Let $x = \text{lcm}(a, b)$ , and $y = \text{gcd}(a, b)$ . Therefore, $a\cdot b = lcm(a, b)\cdot gcd(a, b) = x\cdot y$ . Thus, the equation becomes

$x\cdot y + 63 = 20x + 12y$ $x\cdot y - 20x - 12y + 63 = 0$

Using Simon's Favorite Factoring Trick, we rewrite this equation as

$(x - 12)(y - 20) - 240 + 63 = 0$ $(x - 12)(y - 20) = 177$

Since $177 = 3\cdot 59$ and $x > y$ , we have $x - 12 = 59$ and $y - 20 = 3$ , or $x - 12 = 177$ and $y - 20 = 1$ . This gives us the solutions $(71, 23)$ and $(189, 21)$ . Since the $\text{GCD}$ must be a divisor of the $\text{LCM}$ , the first pair does not work. Assume $a>b$ . We must have $a = 21 \cdot 9$ and $b = 21$ , and we could then have $a<b$ , so there are $\boxed{\textbf{(B)} ~2}$ solutions. (awesomeag)

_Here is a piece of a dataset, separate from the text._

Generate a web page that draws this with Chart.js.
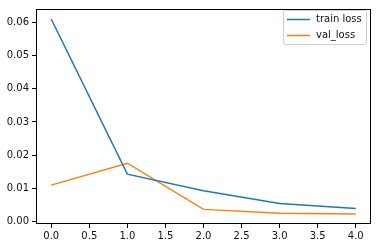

Edited by IronicNinja, Firebolt360, and mprincess0229~

Video Solution by OmegaLearn

https://youtu.be/zfChnbMGLVQ?t=494

~ pi_is_3.14

Video Solution

https://www.youtube.com/watch?v=JWGHYUeOx-k

2018 AMC 10B (Problems • Answer Key • Resources)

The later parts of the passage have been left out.